How Do Kong, Gloo, and Higress Stack Up as AI‑Ready API Gateways?
This article compares Kong, Gloo, and Higress on their AI‑related extensions—covering tech stacks, logging, proxy normalization, API‑key handling, caching, request/response rewriting, and RAG support—to help developers choose the most suitable gateway for emerging LLM workloads.
Overview
The three products—Kong, Gloo, and Higress—originated as traditional API gateways and later added AI capabilities through plugins. Their documentation was the primary source, so some details may differ from real‑world usage.
Technology Stack
Kong: Nginx + Lua
Gloo: Envoy + Go
Higress: Envoy + WASM
Logging & Monitoring
Kong: AI plugins add model name and token cost to the audit log, but lack custom metadata fields.

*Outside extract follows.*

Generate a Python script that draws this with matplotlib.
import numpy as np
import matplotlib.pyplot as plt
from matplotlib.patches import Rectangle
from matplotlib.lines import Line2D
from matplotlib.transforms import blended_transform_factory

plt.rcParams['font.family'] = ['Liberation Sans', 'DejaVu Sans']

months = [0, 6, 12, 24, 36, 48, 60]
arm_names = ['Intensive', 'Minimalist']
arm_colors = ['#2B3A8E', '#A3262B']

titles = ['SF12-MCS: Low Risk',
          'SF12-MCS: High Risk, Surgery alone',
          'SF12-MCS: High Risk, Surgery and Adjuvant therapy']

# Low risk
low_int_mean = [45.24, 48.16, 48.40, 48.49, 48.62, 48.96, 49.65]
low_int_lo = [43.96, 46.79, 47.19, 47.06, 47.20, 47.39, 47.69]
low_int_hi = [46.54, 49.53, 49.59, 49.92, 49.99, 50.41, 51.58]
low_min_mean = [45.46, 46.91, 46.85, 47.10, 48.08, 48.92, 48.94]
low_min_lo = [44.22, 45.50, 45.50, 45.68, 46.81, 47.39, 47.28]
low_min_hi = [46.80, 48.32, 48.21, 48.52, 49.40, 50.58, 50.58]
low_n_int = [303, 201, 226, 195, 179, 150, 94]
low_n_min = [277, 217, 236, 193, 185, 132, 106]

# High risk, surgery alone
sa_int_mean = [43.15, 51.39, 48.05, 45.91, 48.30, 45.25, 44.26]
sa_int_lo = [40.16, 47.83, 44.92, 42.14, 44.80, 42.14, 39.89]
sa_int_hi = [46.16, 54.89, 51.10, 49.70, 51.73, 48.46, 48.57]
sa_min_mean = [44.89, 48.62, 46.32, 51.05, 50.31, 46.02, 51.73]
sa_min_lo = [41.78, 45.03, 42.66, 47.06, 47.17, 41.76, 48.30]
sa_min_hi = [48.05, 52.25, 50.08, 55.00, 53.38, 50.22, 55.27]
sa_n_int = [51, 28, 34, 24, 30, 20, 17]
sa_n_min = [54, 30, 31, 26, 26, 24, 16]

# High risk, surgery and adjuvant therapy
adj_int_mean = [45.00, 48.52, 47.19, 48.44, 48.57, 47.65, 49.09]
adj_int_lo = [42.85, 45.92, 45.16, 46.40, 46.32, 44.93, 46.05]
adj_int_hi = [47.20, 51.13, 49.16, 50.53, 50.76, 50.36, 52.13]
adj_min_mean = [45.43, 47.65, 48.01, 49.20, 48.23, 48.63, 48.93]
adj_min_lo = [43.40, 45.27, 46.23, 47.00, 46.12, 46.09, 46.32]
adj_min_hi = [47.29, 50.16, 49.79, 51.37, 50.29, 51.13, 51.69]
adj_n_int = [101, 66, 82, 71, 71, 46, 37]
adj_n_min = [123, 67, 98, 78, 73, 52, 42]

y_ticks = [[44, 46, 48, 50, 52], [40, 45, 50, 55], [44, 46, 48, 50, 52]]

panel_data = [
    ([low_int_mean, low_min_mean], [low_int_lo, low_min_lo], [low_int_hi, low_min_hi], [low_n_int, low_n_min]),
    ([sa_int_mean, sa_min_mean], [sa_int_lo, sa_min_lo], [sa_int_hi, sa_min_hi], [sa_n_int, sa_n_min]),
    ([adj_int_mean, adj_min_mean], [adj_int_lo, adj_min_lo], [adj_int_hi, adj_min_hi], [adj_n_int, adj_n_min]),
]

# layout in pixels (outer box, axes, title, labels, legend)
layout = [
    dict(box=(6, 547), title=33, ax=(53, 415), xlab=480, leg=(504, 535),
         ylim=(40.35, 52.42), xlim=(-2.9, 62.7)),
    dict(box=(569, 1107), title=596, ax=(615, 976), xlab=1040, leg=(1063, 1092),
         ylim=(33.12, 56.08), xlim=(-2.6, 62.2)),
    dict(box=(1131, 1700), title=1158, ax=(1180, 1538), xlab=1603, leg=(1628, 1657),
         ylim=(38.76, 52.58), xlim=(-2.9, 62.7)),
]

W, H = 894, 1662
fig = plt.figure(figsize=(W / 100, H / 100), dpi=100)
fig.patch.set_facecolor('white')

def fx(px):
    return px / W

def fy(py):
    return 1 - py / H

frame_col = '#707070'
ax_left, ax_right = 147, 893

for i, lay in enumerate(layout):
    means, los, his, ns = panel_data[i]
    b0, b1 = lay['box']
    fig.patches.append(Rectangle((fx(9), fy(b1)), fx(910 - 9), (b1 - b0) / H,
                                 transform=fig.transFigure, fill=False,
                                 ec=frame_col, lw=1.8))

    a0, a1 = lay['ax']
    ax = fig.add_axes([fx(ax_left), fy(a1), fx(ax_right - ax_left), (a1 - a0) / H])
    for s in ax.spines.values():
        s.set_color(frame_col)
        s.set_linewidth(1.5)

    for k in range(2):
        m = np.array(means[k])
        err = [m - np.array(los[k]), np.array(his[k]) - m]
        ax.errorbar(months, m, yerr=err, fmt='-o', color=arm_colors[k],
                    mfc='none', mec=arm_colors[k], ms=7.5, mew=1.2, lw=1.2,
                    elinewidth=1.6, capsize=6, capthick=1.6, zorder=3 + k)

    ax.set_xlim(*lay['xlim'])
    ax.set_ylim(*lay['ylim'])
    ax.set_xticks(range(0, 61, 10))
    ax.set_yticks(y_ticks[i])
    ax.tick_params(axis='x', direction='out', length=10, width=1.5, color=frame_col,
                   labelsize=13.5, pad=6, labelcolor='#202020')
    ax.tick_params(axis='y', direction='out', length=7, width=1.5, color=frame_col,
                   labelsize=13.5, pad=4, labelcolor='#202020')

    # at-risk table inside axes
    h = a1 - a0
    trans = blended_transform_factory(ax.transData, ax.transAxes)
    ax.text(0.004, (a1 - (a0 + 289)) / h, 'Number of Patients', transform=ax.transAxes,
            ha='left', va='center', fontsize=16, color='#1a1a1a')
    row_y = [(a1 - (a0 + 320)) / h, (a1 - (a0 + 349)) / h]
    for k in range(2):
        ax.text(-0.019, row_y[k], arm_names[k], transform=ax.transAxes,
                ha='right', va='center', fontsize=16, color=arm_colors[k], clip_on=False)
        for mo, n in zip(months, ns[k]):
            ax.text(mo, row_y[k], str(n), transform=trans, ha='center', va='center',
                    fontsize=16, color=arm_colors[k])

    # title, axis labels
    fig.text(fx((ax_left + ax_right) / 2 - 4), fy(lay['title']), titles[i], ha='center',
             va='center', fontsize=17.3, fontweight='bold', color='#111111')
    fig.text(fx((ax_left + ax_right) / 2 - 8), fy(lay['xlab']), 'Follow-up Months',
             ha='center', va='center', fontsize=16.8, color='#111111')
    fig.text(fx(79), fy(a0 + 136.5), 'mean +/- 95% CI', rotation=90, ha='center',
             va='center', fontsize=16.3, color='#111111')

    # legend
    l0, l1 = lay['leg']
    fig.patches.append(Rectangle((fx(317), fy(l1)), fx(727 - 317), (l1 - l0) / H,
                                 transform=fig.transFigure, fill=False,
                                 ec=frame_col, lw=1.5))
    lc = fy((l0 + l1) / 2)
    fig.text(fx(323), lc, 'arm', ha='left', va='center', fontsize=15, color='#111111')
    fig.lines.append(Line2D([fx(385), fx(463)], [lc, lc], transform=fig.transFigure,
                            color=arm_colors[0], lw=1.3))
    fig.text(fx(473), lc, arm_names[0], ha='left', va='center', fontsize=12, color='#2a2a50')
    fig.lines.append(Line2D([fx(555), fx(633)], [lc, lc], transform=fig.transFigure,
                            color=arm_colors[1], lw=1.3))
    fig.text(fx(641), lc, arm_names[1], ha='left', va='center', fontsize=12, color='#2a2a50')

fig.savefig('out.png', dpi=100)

Gloo: No AI‑specific log enhancements; uses generic monitoring.
Higress: Similar to Kong, logs token usage without custom metadata support.
Proxy Normalization
Kong: Provides a unified API that abstracts different LLM endpoints, allowing developers to switch models without code changes.

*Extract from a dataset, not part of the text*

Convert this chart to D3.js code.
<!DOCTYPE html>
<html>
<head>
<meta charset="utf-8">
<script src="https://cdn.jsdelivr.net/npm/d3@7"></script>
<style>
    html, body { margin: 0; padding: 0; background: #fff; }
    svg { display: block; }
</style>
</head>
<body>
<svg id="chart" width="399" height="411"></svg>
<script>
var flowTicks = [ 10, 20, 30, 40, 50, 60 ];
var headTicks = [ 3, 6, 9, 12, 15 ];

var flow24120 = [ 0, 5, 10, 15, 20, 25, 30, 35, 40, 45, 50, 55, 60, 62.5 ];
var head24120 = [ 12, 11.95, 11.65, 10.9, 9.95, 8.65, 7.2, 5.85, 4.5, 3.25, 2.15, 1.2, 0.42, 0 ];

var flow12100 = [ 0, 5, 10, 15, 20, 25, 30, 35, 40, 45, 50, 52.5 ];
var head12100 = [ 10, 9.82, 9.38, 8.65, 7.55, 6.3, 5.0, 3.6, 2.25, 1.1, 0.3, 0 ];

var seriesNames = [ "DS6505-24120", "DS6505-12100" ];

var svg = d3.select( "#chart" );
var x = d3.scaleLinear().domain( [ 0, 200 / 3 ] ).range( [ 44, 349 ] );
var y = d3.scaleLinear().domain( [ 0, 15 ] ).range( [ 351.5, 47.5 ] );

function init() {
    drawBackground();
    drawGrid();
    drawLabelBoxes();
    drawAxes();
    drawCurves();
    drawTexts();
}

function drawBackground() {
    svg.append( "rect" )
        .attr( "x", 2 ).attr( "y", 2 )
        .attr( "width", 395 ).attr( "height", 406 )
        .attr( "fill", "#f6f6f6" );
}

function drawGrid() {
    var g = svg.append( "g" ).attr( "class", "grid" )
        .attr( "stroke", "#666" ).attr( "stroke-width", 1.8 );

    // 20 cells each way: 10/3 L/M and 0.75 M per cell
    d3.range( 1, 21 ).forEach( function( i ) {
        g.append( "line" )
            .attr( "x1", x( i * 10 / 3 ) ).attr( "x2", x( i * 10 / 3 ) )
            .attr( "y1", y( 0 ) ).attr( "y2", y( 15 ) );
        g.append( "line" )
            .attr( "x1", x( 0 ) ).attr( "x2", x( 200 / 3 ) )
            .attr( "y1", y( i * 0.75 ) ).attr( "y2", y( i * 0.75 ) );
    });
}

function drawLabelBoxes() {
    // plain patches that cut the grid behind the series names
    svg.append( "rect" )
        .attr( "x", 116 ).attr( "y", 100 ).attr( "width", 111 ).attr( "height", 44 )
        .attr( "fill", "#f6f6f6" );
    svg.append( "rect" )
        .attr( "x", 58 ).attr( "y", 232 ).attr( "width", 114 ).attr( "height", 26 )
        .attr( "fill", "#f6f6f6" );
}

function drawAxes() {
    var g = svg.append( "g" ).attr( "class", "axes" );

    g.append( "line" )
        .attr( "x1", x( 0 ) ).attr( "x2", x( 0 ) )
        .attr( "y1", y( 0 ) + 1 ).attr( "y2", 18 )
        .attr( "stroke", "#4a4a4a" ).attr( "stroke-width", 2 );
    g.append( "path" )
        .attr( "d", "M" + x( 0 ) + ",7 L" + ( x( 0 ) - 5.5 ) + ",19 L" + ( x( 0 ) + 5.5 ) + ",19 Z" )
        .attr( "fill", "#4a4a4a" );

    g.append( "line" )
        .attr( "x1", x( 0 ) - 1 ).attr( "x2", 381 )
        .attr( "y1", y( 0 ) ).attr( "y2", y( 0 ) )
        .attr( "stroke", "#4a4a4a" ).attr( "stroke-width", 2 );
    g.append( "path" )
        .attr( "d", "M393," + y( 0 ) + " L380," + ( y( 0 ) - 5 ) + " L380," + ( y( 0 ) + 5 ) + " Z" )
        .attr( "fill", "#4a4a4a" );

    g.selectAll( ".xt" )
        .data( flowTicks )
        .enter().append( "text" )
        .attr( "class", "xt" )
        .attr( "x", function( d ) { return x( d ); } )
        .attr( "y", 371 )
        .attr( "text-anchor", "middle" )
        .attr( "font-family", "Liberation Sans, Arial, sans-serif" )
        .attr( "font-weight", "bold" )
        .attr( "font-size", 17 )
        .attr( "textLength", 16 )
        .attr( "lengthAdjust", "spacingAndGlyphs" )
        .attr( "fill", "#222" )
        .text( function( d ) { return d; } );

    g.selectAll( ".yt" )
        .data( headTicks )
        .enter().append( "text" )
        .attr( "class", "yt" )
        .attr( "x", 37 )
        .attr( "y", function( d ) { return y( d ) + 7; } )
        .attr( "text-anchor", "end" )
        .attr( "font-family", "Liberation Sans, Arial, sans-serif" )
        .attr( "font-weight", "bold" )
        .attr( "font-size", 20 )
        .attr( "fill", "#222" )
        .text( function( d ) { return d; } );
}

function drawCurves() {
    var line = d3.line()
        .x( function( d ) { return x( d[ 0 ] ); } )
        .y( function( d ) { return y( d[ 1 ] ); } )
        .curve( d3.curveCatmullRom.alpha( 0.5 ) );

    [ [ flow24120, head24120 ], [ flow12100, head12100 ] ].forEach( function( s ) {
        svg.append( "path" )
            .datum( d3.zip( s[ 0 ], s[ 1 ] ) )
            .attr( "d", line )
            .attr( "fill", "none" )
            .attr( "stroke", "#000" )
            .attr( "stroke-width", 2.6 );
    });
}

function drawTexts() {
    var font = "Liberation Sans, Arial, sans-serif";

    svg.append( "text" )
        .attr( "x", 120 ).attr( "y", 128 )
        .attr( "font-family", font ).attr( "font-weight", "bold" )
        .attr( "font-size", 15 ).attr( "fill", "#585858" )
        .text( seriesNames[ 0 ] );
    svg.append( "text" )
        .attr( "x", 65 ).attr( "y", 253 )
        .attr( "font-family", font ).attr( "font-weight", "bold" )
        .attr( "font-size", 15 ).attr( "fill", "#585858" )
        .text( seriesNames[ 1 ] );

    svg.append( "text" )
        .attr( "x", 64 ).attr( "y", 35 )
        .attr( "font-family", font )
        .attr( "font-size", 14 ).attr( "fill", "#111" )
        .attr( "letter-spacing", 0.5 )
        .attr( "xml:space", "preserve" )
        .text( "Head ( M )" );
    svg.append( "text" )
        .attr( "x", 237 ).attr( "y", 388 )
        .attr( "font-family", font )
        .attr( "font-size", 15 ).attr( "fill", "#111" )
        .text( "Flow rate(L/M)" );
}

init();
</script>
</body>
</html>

Gloo: Acts only as a reverse proxy to upstream LLM APIs, offering no normalization.
Higress: Translates various LLM APIs into OpenAI‑compatible calls, easing integration with the dominant OpenAI format.
API‑Key Management
Kong: Can transform client keys via additional plugins.
Gloo: Allows the client‑side key to differ from the upstream key, adding a protective layer.

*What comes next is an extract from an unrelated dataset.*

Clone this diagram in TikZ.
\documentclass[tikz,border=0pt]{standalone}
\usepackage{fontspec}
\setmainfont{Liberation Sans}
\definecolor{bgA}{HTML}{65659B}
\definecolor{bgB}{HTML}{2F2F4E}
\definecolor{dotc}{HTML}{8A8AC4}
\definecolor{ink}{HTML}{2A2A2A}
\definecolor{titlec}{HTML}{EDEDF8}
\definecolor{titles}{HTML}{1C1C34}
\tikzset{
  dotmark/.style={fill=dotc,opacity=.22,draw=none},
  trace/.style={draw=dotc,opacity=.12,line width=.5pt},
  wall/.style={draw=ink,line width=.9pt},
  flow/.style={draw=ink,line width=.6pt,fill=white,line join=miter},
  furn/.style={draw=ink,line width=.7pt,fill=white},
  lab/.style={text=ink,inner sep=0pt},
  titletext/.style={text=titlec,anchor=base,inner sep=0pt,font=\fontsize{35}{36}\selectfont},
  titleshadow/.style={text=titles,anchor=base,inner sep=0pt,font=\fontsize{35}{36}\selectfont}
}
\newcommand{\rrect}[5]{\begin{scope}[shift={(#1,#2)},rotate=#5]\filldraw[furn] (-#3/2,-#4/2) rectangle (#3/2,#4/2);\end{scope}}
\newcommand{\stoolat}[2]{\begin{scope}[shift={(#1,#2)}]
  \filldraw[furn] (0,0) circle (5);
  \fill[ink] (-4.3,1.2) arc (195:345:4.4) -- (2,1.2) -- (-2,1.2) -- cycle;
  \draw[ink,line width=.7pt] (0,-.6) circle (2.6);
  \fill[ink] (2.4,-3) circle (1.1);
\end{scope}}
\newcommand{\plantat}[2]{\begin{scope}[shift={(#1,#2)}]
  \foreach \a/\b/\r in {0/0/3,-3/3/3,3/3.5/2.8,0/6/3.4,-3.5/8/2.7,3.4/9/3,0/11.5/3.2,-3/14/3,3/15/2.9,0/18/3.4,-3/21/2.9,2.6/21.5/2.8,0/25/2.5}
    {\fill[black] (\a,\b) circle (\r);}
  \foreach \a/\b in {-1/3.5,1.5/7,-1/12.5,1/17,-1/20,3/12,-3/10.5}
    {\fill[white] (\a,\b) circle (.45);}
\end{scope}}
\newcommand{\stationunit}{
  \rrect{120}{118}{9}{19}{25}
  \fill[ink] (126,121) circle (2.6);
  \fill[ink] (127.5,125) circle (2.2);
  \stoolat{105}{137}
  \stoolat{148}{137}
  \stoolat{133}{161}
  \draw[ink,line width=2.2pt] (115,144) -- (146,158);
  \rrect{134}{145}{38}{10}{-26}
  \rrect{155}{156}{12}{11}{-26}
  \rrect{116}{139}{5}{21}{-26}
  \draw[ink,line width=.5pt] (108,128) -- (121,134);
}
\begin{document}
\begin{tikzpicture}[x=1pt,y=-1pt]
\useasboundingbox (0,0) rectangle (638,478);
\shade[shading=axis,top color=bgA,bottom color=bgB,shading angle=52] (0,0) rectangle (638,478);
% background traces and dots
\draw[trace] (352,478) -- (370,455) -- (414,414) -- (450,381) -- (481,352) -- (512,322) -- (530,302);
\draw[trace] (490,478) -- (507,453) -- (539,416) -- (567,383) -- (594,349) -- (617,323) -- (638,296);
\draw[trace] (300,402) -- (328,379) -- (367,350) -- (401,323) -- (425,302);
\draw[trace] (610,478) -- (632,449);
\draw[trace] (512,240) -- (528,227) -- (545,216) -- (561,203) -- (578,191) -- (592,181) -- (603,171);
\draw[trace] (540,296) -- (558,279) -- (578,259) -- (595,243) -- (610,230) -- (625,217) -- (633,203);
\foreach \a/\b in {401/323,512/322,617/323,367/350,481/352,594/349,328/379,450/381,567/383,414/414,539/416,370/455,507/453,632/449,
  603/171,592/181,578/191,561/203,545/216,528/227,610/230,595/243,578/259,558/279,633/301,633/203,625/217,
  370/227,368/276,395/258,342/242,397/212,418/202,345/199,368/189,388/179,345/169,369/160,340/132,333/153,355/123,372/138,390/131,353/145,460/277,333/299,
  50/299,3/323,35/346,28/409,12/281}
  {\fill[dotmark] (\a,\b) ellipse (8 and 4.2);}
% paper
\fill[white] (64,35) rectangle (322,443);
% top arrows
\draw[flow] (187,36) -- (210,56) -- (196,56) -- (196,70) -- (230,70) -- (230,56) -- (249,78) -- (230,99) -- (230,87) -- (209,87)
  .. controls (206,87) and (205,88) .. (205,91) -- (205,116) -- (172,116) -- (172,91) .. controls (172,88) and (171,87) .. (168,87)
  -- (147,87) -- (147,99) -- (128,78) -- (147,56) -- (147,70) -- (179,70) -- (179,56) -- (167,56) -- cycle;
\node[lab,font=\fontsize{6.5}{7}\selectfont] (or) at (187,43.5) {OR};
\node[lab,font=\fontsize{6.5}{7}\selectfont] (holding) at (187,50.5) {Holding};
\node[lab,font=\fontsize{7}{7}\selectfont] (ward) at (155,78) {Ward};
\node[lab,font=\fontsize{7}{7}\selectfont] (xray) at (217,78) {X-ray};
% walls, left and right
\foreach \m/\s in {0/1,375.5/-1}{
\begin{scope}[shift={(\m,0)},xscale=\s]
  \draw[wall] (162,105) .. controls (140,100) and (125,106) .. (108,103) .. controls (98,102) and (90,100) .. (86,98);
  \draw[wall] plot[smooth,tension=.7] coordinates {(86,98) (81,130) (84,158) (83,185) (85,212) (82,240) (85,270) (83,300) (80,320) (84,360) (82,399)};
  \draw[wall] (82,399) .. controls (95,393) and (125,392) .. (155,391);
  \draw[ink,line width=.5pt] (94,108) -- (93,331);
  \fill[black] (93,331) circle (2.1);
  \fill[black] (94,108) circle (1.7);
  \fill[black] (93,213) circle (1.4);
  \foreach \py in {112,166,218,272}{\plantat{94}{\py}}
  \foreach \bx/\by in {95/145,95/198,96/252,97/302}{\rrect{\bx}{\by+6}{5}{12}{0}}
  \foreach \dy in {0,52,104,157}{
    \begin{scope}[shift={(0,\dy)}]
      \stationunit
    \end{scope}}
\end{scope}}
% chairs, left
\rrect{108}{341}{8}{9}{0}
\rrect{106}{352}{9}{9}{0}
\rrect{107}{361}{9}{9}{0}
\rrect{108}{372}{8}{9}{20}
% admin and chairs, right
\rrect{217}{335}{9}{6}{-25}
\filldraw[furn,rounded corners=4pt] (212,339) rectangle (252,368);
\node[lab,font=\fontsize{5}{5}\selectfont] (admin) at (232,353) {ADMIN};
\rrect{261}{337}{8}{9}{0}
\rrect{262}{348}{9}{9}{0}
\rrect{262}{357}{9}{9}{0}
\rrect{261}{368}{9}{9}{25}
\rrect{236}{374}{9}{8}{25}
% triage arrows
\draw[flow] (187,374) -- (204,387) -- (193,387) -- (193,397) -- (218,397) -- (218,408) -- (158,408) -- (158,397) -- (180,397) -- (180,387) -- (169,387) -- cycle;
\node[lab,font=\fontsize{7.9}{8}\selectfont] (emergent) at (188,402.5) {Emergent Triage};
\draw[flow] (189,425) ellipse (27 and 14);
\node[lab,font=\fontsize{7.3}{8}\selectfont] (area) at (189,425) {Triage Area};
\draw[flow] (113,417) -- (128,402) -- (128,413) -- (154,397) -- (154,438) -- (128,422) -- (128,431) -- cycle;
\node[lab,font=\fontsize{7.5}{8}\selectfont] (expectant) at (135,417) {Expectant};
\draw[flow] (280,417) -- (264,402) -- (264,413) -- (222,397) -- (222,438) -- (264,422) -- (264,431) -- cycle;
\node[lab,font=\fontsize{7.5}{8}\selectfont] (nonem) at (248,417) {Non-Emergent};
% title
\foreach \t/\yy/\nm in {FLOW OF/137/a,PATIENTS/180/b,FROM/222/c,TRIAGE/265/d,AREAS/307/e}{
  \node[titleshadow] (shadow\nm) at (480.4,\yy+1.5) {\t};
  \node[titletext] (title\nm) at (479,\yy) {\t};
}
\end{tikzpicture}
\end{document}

Higress: Passes the client key directly to the upstream service.
Cache Capabilities
Kong: No LLM‑specific caching.
Gloo: Offers semantic cache using OpenAI embeddings and Redis vectors, though fine‑grained TTL or similarity settings are unclear.
Higress: Provides text‑match cache via Redis and JSON‑PATH selection, but no semantic cache.
Request/Response Rewriting
Kong: Supports prompt‑based rewriting at both request and response stages, enabling simple workflows.
Gloo: Only supports prepend‑system‑prompt, offering limited flexibility.
Higress: Similar to Kong but currently limited to Alibaba Cloud’s Tongyi Qianwen model.
RAG (Retrieval‑Augmented Generation)
Kong: No RAG‑related plugins.
Gloo: Can connect a Postgres store and OpenAI embeddings to build custom RAG pipelines.
Higress: Mirrors Gloo’s approach but restricts to Alibaba Cloud vector service and Tongyi Qianwen, reducing openness.
Conclusions
All three gateways were built before the LLM boom and were not originally designed for AI use cases, so their extensions require deep knowledge of gateway internals and languages like Lua or WASM. Higress appears to have the most complete AI feature set, though it is tightly coupled to specific cloud services. Gloo places most AI functions behind a commercial license, while Kong offers only exploratory capabilities. Future AI architecture changes—such as evolving RAG, caching, or orchestration patterns—may challenge the adaptability of these gateways, especially given their reliance on non‑mainstream extension languages.